Records to process –
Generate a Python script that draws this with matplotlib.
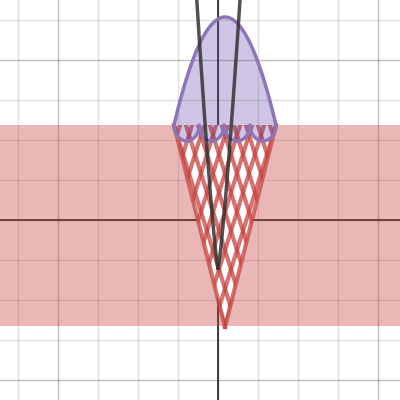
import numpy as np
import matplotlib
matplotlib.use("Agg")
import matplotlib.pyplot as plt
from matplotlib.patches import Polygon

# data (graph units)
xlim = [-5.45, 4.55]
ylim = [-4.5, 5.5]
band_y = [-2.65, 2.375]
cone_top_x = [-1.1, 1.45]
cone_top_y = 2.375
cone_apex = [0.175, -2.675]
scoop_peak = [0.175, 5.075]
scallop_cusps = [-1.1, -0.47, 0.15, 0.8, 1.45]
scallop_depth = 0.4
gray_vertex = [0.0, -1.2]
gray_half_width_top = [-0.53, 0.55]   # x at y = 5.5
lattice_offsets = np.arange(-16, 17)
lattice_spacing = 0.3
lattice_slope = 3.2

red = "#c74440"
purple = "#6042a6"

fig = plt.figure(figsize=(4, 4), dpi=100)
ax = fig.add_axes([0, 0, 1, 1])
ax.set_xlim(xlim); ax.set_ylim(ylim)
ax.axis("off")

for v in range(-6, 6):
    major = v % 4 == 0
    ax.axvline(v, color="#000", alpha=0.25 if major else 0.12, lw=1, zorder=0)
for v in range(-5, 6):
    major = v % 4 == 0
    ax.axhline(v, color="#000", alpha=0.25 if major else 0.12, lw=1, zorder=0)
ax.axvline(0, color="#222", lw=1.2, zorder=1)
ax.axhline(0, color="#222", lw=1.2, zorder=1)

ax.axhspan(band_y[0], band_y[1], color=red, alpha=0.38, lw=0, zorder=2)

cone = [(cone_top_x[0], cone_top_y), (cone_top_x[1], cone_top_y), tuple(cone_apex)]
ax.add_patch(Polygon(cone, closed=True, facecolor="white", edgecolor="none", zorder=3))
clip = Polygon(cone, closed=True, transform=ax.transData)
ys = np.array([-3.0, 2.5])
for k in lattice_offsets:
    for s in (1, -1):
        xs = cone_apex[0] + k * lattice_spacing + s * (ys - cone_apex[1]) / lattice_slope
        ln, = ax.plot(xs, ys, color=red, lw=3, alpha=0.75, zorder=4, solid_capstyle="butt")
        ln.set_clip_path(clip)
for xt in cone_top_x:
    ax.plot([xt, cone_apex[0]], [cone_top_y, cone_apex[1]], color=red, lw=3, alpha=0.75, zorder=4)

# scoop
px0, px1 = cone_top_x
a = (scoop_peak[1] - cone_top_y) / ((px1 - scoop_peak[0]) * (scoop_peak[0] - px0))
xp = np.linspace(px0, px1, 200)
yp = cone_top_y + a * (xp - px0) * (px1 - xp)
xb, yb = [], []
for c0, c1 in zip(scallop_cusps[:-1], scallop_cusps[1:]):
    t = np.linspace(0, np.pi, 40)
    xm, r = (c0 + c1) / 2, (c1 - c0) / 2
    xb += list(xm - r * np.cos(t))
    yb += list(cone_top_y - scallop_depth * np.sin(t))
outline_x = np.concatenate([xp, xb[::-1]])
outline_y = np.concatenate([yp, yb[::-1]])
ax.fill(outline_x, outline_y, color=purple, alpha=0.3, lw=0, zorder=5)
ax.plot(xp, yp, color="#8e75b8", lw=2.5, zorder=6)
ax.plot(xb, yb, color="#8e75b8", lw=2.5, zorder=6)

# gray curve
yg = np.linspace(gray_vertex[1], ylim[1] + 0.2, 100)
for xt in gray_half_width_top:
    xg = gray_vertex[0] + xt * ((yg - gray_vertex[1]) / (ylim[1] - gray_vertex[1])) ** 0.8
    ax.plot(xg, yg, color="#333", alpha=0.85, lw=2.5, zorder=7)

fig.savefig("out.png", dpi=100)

==

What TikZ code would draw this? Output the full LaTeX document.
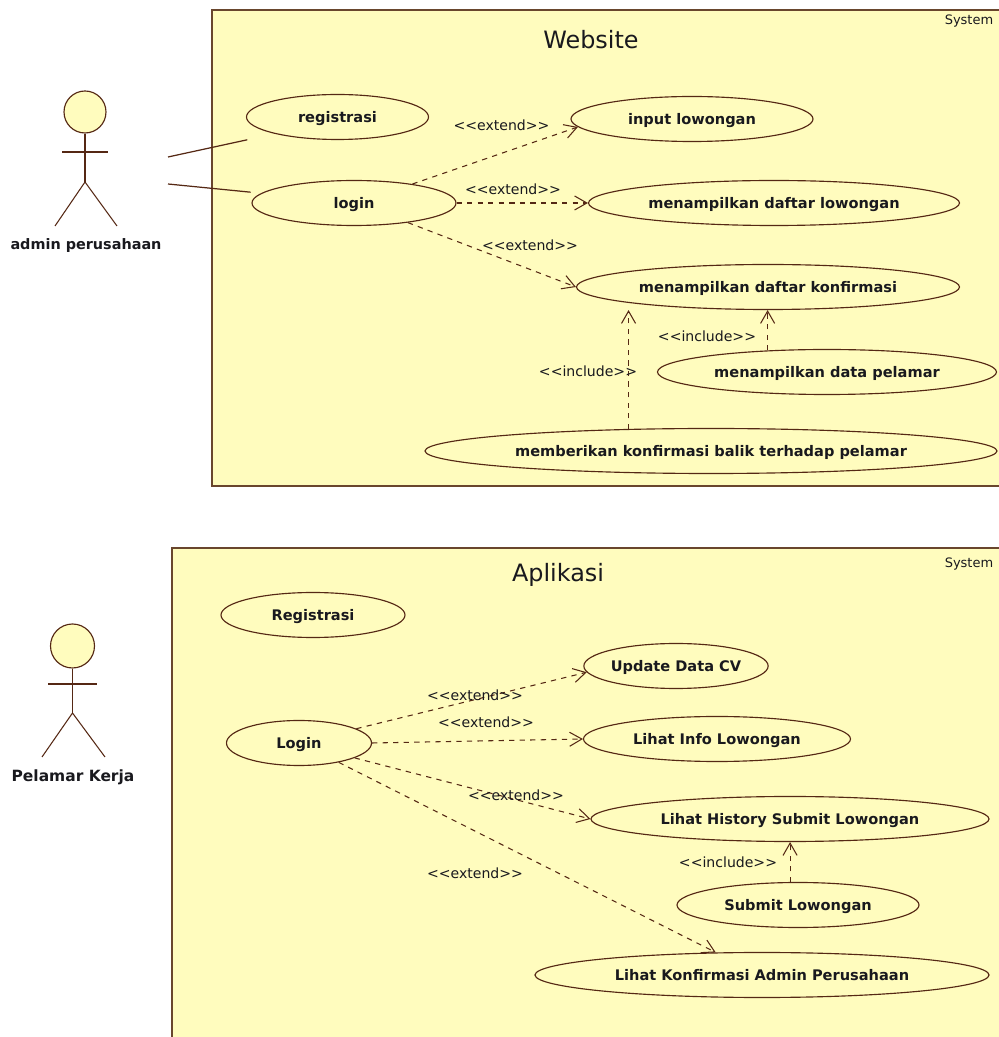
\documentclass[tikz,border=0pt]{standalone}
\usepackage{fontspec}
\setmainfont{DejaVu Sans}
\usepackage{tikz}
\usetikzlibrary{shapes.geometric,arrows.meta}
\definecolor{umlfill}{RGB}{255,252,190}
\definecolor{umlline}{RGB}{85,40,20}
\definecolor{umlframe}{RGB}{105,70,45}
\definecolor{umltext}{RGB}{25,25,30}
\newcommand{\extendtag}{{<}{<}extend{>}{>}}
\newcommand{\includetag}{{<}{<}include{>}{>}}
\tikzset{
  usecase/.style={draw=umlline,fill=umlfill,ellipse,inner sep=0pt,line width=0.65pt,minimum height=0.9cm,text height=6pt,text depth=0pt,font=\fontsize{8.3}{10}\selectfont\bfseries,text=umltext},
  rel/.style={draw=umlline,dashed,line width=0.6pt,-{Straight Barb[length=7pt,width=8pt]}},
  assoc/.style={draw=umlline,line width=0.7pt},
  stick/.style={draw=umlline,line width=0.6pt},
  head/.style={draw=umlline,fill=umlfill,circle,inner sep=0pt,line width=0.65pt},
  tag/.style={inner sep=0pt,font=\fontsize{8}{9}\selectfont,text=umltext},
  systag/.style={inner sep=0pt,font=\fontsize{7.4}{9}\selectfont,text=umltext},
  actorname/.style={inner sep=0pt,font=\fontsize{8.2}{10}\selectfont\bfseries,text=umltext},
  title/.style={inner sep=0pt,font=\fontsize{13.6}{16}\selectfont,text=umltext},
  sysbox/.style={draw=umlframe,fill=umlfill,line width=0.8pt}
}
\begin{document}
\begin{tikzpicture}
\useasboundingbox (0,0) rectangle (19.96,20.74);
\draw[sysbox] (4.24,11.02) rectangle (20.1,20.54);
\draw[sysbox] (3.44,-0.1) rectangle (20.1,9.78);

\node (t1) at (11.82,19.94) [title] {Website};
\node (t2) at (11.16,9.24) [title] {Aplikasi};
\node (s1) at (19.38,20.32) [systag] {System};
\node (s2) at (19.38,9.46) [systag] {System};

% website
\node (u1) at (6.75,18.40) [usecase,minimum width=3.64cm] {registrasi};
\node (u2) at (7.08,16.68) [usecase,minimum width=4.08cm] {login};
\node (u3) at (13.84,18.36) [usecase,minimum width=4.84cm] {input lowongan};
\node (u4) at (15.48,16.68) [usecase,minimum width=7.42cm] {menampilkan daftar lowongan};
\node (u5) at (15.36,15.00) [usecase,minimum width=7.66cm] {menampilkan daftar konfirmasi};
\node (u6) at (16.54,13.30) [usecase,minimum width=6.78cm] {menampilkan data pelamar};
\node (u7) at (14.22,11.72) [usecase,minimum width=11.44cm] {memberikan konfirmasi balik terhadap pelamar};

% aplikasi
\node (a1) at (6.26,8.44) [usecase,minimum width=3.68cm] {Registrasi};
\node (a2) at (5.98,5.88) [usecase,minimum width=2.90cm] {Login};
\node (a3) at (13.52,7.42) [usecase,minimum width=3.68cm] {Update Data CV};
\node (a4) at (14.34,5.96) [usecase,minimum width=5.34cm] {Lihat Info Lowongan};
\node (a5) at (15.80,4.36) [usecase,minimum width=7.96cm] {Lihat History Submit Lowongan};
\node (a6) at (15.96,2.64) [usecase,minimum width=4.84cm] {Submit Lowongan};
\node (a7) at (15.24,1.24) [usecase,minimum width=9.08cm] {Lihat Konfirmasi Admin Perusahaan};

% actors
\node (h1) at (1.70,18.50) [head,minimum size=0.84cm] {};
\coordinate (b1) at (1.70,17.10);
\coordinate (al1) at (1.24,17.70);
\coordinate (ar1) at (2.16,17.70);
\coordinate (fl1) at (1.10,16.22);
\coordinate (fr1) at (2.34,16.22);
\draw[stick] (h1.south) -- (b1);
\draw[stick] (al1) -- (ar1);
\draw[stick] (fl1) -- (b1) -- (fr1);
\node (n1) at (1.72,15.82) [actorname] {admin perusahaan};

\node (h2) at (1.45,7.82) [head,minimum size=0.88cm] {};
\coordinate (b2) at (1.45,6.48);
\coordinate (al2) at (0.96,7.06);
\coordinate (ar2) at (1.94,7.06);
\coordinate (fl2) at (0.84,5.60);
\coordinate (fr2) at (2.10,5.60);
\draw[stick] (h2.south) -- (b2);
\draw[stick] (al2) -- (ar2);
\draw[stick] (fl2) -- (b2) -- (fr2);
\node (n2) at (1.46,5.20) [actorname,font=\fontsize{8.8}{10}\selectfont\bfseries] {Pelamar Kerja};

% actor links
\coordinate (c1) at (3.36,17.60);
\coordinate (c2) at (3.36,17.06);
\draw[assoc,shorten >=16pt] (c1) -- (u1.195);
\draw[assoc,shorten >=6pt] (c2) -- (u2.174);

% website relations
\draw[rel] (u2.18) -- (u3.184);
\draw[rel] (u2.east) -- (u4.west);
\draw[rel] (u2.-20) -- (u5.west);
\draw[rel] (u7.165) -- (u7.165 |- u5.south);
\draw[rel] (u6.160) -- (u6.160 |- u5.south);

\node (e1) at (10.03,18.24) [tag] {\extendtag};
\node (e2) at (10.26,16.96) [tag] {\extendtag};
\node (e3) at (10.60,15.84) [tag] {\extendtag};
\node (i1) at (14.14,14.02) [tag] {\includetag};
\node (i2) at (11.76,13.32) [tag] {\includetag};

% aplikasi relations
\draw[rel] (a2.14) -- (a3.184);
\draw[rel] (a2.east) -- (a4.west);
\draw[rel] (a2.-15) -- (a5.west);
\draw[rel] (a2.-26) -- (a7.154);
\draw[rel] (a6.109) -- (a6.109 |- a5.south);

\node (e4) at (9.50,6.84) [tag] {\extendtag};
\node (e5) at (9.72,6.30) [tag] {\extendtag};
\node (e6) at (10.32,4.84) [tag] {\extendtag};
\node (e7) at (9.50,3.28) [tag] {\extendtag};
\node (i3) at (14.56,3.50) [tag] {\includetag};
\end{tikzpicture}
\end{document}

What needs to be done – The lines to print start at the line containing "Generate a Python" and end at the line containing "alpha=0.38, lw=0, zorder=2)"; print them exactly, both ends included, and leave out every picture.

Exercise output –
Generate a Python script that draws this with matplotlib.
import numpy as np
import matplotlib
matplotlib.use("Agg")
import matplotlib.pyplot as plt
from matplotlib.patches import Polygon

# data (graph units)
xlim = [-5.45, 4.55]
ylim = [-4.5, 5.5]
band_y = [-2.65, 2.375]
cone_top_x = [-1.1, 1.45]
cone_top_y = 2.375
cone_apex = [0.175, -2.675]
scoop_peak = [0.175, 5.075]
scallop_cusps = [-1.1, -0.47, 0.15, 0.8, 1.45]
scallop_depth = 0.4
gray_vertex = [0.0, -1.2]
gray_half_width_top = [-0.53, 0.55]   # x at y = 5.5
lattice_offsets = np.arange(-16, 17)
lattice_spacing = 0.3
lattice_slope = 3.2

red = "#c74440"
purple = "#6042a6"

fig = plt.figure(figsize=(4, 4), dpi=100)
ax = fig.add_axes([0, 0, 1, 1])
ax.set_xlim(xlim); ax.set_ylim(ylim)
ax.axis("off")

for v in range(-6, 6):
    major = v % 4 == 0
    ax.axvline(v, color="#000", alpha=0.25 if major else 0.12, lw=1, zorder=0)
for v in range(-5, 6):
    major = v % 4 == 0
    ax.axhline(v, color="#000", alpha=0.25 if major else 0.12, lw=1, zorder=0)
ax.axvline(0, color="#222", lw=1.2, zorder=1)
ax.axhline(0, color="#222", lw=1.2, zorder=1)

ax.axhspan(band_y[0], band_y[1], color=red, alpha=0.38, lw=0, zorder=2)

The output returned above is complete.